Music – Background Score
Fast-paced action and chase sequences need an effective background score to give them a tone like nothing else can. While composers can go overboard with it, I feel that in DEXTER, the music lent to not just the scenes that are action packed, but also those that are more pensive, is ideal. Very few shows are scored as well as DEXTER is.

Music – Compilation
The songs in THE GOOD WIFE are few and far in between, but they capture the mood of the scenes that they are featured in, with brilliance. The first few episodes of the latest seasons, especially, began with catchy tracks that did so, very well, setting the tone perfectly for the episodes.
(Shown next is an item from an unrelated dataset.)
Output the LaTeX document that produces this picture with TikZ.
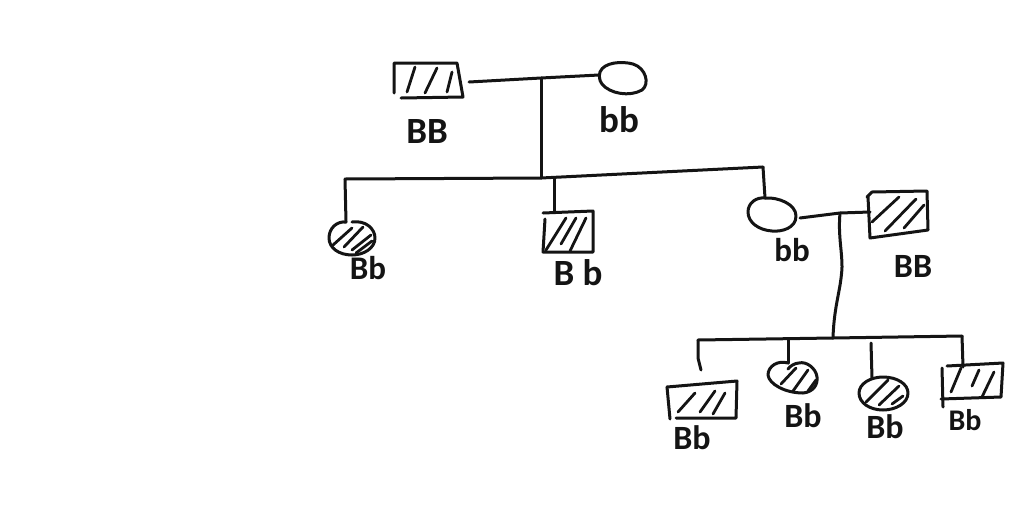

Titles – Opening & Closing Credits

The three-dimensional map of the Westeros and the kingdoms featured in the fictional world that GAME OF THRONES is set in, are shown in perfection in the opening credits of the show. The mechanics and gears, the landscape and climatic conditions are all reflected beautifully, with a haunting opening theme in the background, capturing the kingdoms in all their glory.

Fine Print
▪ The eligible series are those that I follow (2 BROKE GIRLS, 90210, AMERICAN IDOL, THE BIG BANG THEORY, BLUE BLOODS, BODY OF PROOF, BONES, BREAKING BAD, CASTLE, CHICAGO FIRE, DALLAS, DESPERATE HOUSEWIVES, DAMAGES, DEXTER, DOWNTON ABBEY, ELEMENTARY, FRANKLIN & BASH, GAME OF THRONES, GLEE, GO ON, THE GOOD WIFE, GOSSIP GIRL, GREY'S ANATOMY, HOMELAND, HOUSE MD, HOW I MET YOUR MOTHER, MAD MEN, MODERN FAMILY, THE NEW NORMAL, THE NEWSROOM, PARENTHOOD, PARTNERS, PRIVATE PRACTICE, REVENGE, SCANDAL, SHERLOCK, SUITS, THE VAMPIRE DIARIES, VEEP, WEB THERAPY, WHITE COLLAR) ▪ The episodes being judged are those that have aired in the year 2012 ▪ The maximum number of nominees for Best Series (Drama and Comedy/Musical) is 10 ▪ The minimum number of nominees for Best Series (Drama and Comedy/Musical) is 5 ▪ The maximum number of nominees for all other categories is 6 ▪ The minimum number for all other categories is 4 ▪ The ‘Readers’ Choice’ is based on the polls alongside ▪ The other ‘Best of…’ are according to my judgment ▪ The ‘TV TALK Best Of 2012’ is only an expression of what I considered as excellence in television in the year 2012 ▪

Who did you vote for? Did your TV favorites of 2012 win the polls?